Monthly subscriptions are much simpler. You collect $100 this month, you deliver service this month, you recognize $100 in revenue this month. No deferral needed. The complexity shows up with quarterly, semi-annual, and annual billing cycles where cash hits your account in a lump sum.

In QuickBooks Online, set up a liability account called Deferred Revenue or Unearned Revenue. When you receive an annual or quarterly payment, record it to that liability account instead of directly to income. Then create a recurring monthly journal entry that debits the deferred revenue liability and credits your subscription revenue account for the portion earned that month.
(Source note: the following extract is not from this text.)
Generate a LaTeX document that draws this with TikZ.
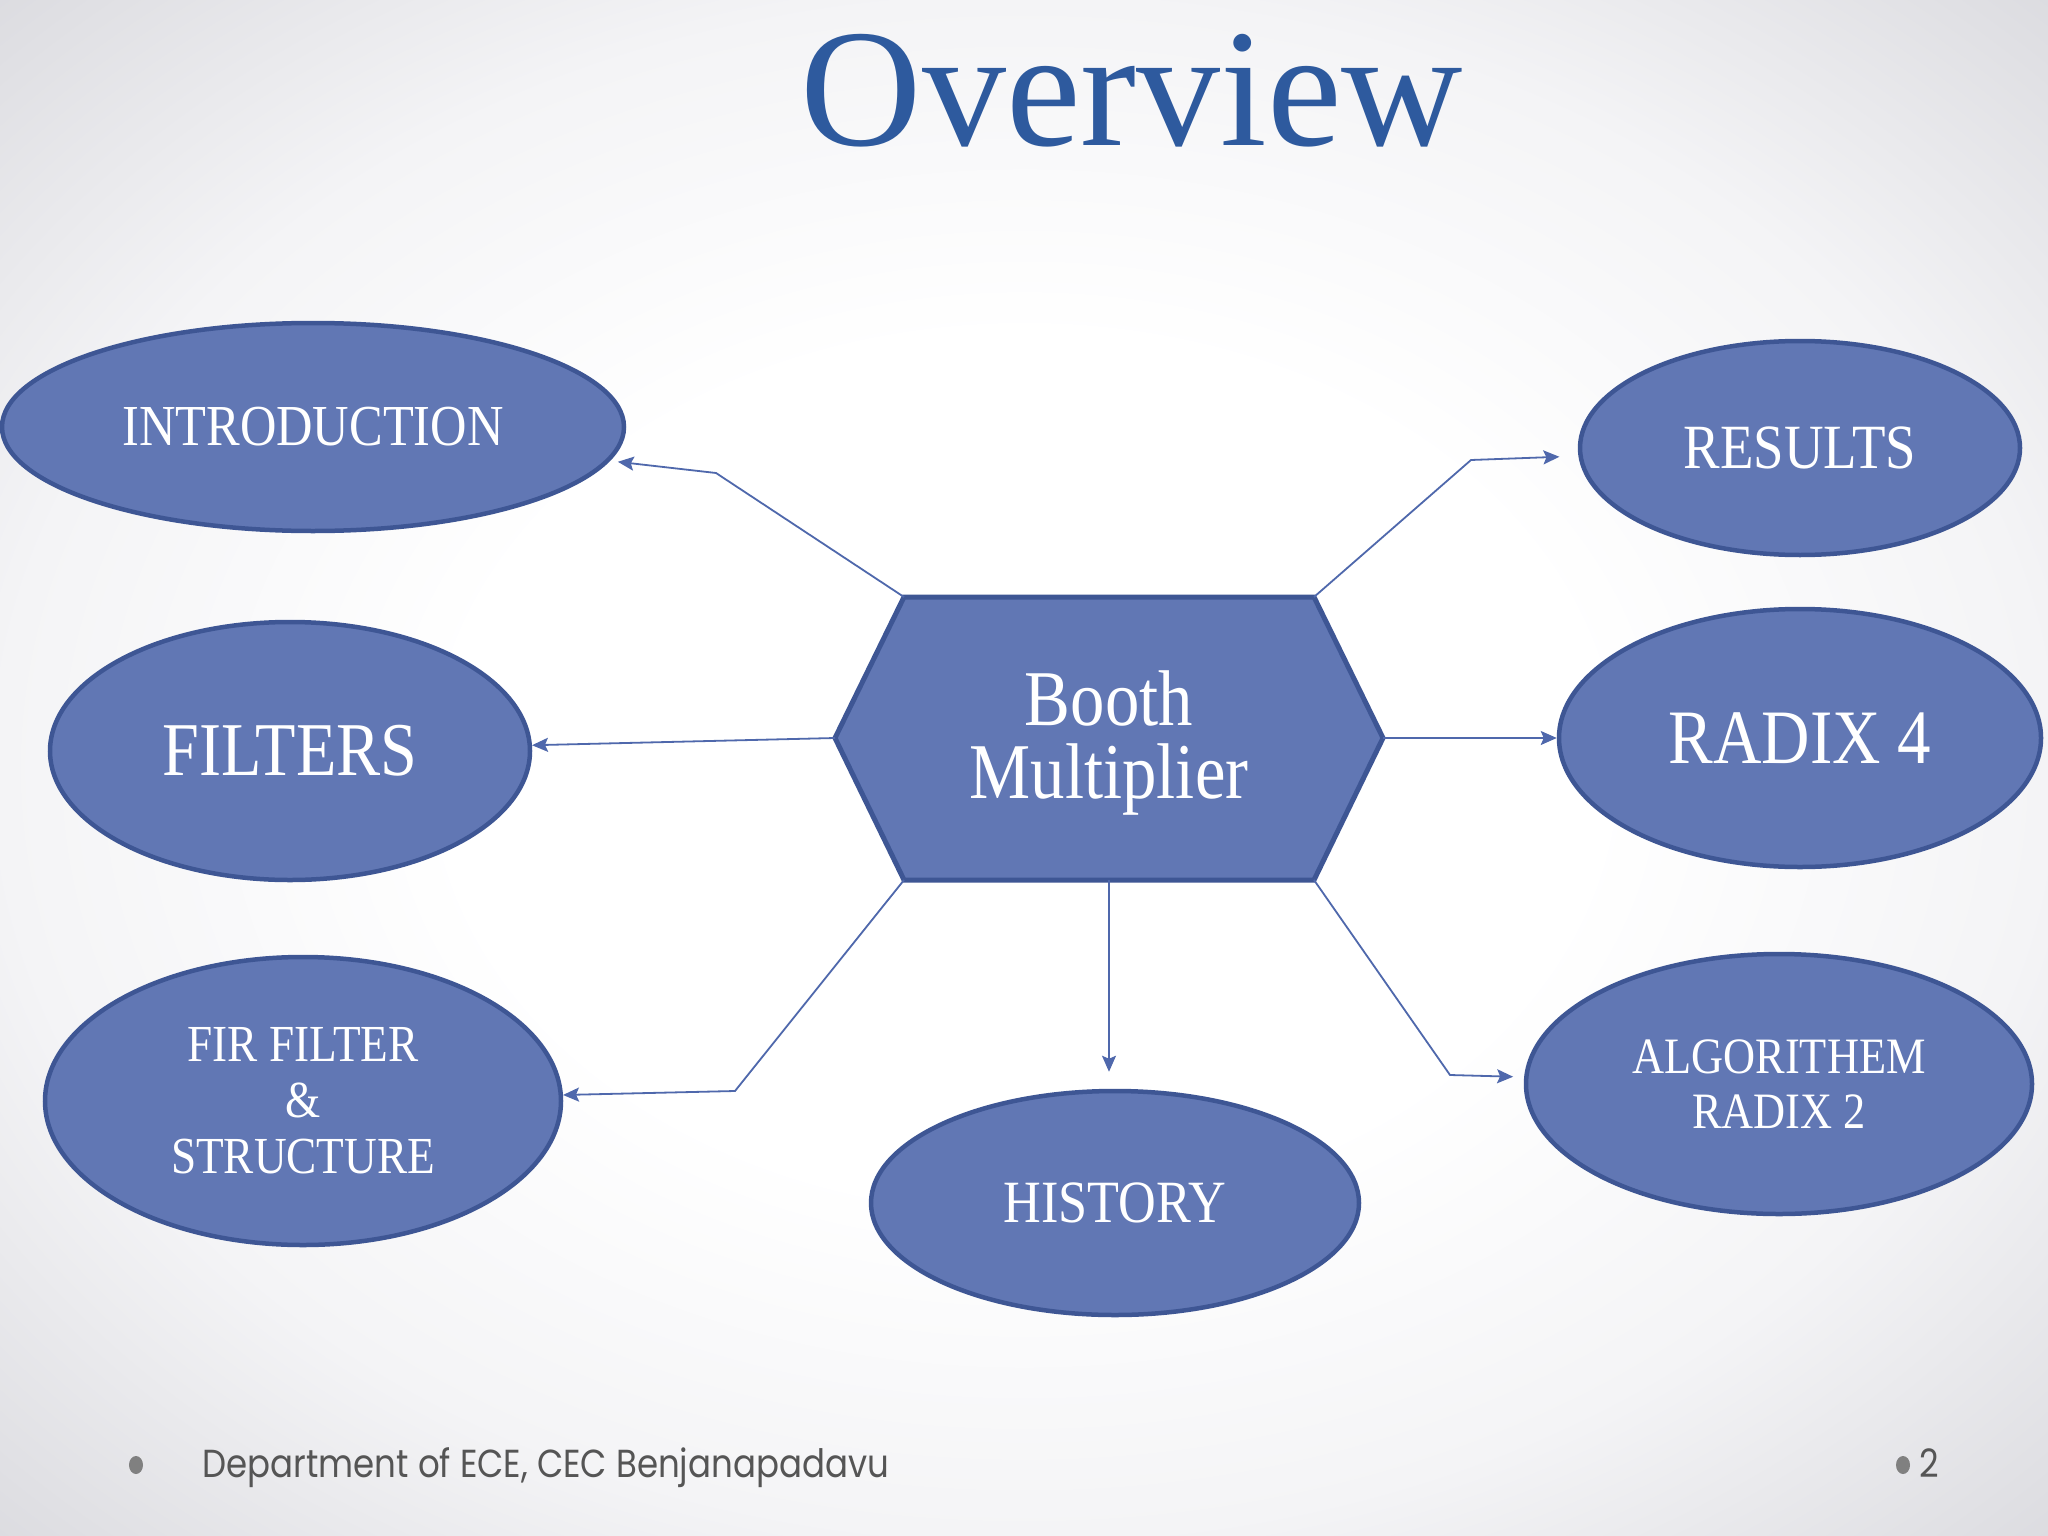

This keeps your monthly P&L accurate instead of showing a huge revenue spike in the month someone pays and nothing for the following months.

Whether this matters for your business depends partly on your accounting method. Cash basis accounting recognizes revenue when the payment arrives, so technically you wouldn’t defer anything. But even cash basis SaaS and subscription businesses benefit from tracking deferred revenue internally. Without it, your monthly financials swing wildly based on billing cycles rather than reflecting actual business performance. If you’re ever seeking investment or preparing for due diligence, investors expect to see clean MRR (monthly recurring revenue) figures and churn metrics that depend on proper revenue recognition.

A few things to watch for. Upgrades and downgrades mid-cycle need adjustments to the deferred balance. Refunds on annual plans require reversing the unrecognized portion. And if you offer free trials that convert to paid, revenue recognition starts at conversion, not when the trial begins.

The tracking itself isn’t complicated, but it requires consistency. Missing a month of journal entries or recording annual payments directly to revenue will distort your financials. Working with a small business bookkeeping service that understands subscription models can keep the process running smoothly so your numbers actually reflect how the business is performing month to month.